Supplied records —
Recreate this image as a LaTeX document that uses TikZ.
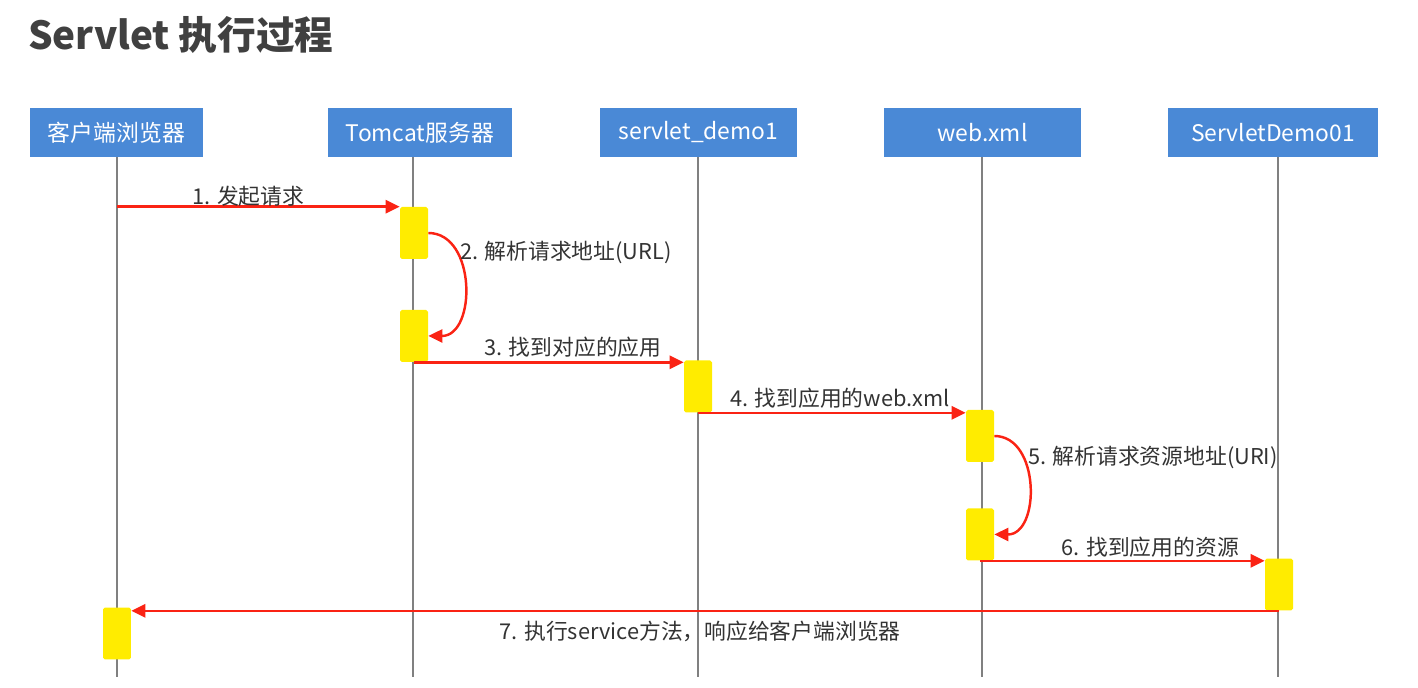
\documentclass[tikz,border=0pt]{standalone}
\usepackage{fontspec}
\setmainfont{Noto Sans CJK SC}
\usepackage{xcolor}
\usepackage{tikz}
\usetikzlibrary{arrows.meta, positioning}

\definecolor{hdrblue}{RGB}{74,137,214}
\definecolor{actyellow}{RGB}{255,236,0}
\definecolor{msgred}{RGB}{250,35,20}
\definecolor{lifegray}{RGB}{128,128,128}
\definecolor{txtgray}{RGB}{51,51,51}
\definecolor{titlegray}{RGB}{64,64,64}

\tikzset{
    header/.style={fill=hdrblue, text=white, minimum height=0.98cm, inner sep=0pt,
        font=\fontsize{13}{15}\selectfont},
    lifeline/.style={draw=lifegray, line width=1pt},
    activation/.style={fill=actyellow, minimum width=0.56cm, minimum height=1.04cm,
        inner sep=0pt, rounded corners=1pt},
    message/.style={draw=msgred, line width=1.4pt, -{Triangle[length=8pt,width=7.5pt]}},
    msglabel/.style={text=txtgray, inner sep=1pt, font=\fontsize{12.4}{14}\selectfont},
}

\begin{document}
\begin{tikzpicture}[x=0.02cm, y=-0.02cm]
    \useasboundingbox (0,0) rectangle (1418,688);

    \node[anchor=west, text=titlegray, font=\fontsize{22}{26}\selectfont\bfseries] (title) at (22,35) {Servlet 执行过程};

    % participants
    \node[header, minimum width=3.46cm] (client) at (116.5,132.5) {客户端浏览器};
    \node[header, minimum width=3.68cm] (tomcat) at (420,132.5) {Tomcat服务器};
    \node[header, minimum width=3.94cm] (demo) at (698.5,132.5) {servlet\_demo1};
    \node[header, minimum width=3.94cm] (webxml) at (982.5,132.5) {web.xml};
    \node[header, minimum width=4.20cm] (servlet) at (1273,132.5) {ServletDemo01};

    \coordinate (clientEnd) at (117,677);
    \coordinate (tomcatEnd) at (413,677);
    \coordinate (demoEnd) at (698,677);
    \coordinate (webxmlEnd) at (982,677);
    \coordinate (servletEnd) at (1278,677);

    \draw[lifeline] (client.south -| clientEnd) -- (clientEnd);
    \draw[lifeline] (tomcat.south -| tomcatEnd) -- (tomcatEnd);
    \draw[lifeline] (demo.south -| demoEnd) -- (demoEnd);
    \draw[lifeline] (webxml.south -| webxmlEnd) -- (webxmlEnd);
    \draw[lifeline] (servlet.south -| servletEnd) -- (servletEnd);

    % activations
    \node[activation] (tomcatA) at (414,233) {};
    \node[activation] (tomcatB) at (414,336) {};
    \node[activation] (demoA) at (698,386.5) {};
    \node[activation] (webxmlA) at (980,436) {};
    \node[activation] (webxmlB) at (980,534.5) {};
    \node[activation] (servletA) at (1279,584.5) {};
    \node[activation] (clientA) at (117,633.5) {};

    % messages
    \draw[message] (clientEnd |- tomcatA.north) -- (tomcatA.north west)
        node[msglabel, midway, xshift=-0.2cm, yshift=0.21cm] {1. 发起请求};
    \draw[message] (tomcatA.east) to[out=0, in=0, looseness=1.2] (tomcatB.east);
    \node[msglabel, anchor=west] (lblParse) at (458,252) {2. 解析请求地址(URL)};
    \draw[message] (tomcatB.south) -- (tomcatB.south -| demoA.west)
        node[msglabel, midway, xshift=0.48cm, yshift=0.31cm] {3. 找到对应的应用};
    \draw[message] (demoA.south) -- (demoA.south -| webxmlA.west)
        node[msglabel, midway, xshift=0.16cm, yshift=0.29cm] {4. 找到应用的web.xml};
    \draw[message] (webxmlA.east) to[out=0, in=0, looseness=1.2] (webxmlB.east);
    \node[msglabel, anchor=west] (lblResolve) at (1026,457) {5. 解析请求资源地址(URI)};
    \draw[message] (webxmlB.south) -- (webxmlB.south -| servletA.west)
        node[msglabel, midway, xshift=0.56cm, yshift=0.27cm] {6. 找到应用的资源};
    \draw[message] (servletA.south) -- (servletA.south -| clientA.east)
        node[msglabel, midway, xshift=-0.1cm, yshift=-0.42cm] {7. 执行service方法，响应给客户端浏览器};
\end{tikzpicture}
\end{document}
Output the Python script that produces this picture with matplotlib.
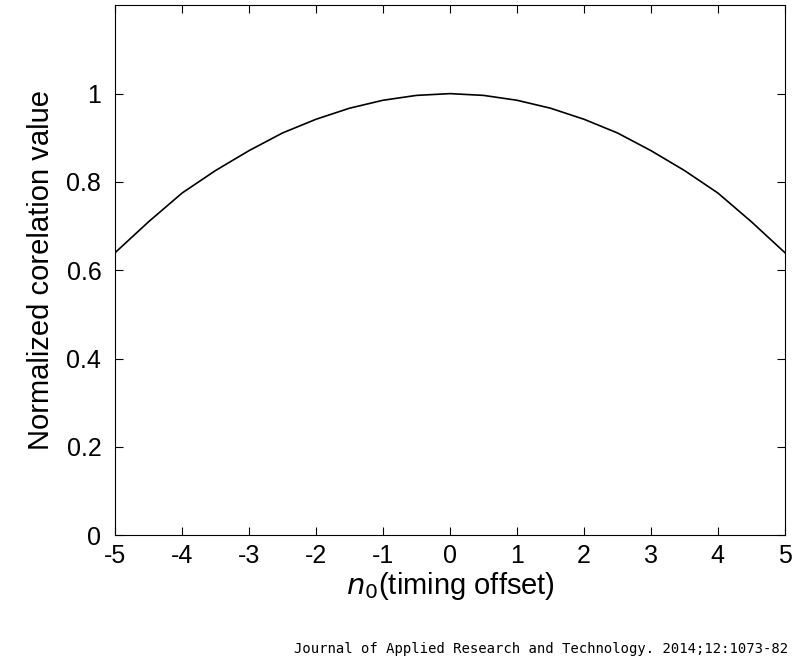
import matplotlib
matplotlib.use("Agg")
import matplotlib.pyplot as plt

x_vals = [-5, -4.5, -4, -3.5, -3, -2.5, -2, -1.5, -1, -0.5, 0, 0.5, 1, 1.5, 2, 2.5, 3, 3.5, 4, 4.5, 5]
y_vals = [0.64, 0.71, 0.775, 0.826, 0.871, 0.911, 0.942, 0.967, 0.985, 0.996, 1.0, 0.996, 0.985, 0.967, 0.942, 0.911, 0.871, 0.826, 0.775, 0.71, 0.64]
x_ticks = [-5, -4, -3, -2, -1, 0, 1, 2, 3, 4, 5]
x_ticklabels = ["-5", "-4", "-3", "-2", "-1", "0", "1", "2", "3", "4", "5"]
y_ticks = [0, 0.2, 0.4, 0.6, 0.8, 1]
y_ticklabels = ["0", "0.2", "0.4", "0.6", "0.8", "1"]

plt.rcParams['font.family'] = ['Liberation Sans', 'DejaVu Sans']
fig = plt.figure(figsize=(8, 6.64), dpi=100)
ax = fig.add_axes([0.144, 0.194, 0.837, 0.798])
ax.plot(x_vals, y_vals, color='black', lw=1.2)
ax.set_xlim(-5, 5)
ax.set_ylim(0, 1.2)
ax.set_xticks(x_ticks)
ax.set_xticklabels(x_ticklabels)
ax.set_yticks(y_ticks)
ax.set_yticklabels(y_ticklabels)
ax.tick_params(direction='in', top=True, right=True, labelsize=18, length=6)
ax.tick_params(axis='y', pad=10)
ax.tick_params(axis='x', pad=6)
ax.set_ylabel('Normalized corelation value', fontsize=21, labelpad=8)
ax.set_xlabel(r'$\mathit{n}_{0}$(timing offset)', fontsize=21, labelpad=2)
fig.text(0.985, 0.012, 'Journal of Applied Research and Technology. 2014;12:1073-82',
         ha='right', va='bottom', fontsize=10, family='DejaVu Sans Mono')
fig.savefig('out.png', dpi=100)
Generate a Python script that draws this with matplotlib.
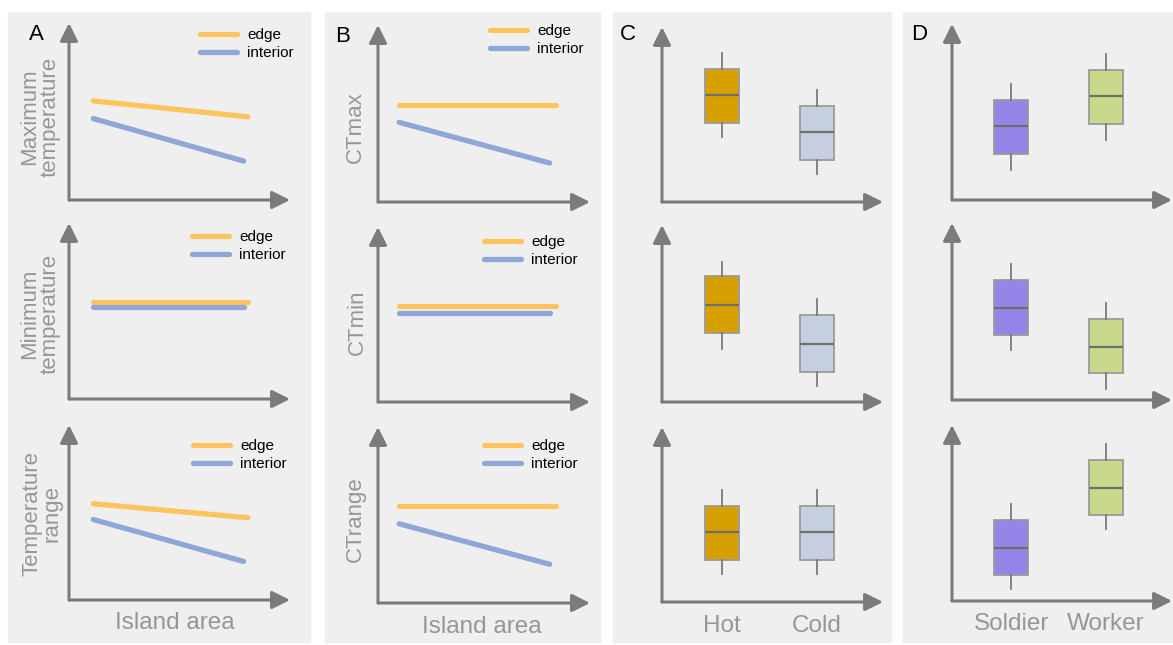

Requirements —
Report only the number of lines in the data above that contain "with".

Output —
2